Note that some places use surface, rather than ground, water for municipal supplies. Surface water typically receives far more treatment than well water. In some areas this is changing as stricter EPA regulations take effect. (which is how I currently earn my living)

Not true. Shallow well and convertible jet pumps both may be located at or near the wellhead, or within the dwelling, depending on seasonal temperature swings and other factors.

I live in Massachusetts too (if I am reading your location line right) and we have an open well on our property that is colonial in origin. It is indeed a bunch of rocks in the circle at the top (and all the way down). It is about three feet across and plenty big enough for a child or even an adult to fall into. I have a large wooden cover over it and it is too heavy for my daughters to move. At some point in my daughter’s development cycle, jackass teenage boys are going to come onto our property and I might have to buy an extremely heavy concrete cover that can only be moved with heavy equipment. Contractors told me not to fill it in because its location is very handy to serve agricultural needs even today and it has historical value as well.

Dig a hole until you reach the water table.
(Which varies. See “Mr Blandings Builds His Dream House.”)

Unless you want to have to dig out the well after every rain then yes you line the inside with stone up past the opening.

It tends to clear until you drop the bucket into it, which is why you might want to dig below the water table.

Water gets to the house by carring the bucket full of water to the house.

Not uncommon to have to remove slugs and such from the bucket before drinking.

It is best to remove the slugs, crawdads, etc., before you get inside with the bucket.

:whippersnapper,you
This is all first hand (both hands and up to my knees in mud) information.

Okay, Will Repair, the thought of slugs in my bucket of drinking water just made me throw up a little.

Sometimes living on the prairie sounds romantic but mostly I am SO GLAD I exist in 2007.

On my farm I have a well (with a nice wellhouse and electric pump) and have recently connected to the city water supply. Before I moved in when I bought my house I had the water tested and it’s very pure. It’s also quite sulphurous and not very palatable to me. The dogs seem to prefer it to city water, though. The lady who owned the house before me was 99 when she died and lived there at least 70 years (brought to the house as a young bride), but they used a different water source before my well was dug around 1960.
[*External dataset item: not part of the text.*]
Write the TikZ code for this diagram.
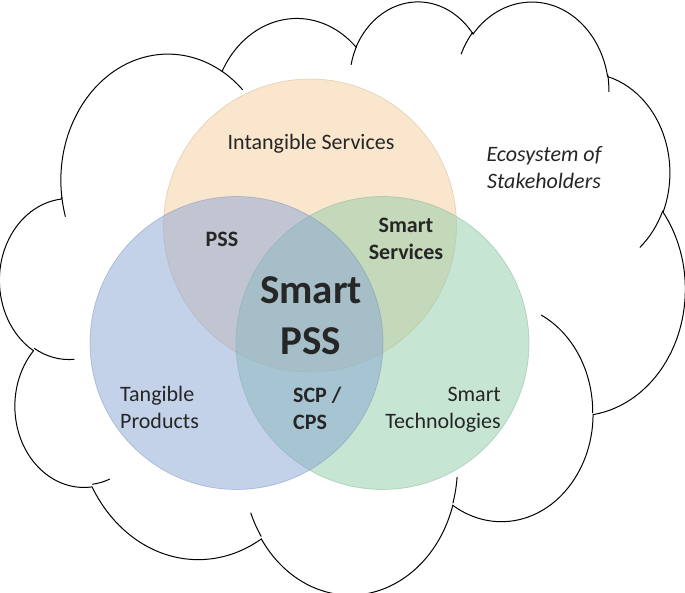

I was talking to a neighbor recently and he said that when he had dairy cattle he was pumping 10,000 gals per day from his well. I have no idea what the pumping capacity of mine is (being more residential), but if I accidentally leave the hose on for 24 hours, it’s still drawing at the same fast rate. In fact, I’d guess I could do a minimum of 5 gal/min, which would be 7200 gal per day, based on how fast my water troughs fill up. Middle Tennessee, particularly my little section, has had a horrible drought this year. Although I now have city water, I make sure my well and pump are working well.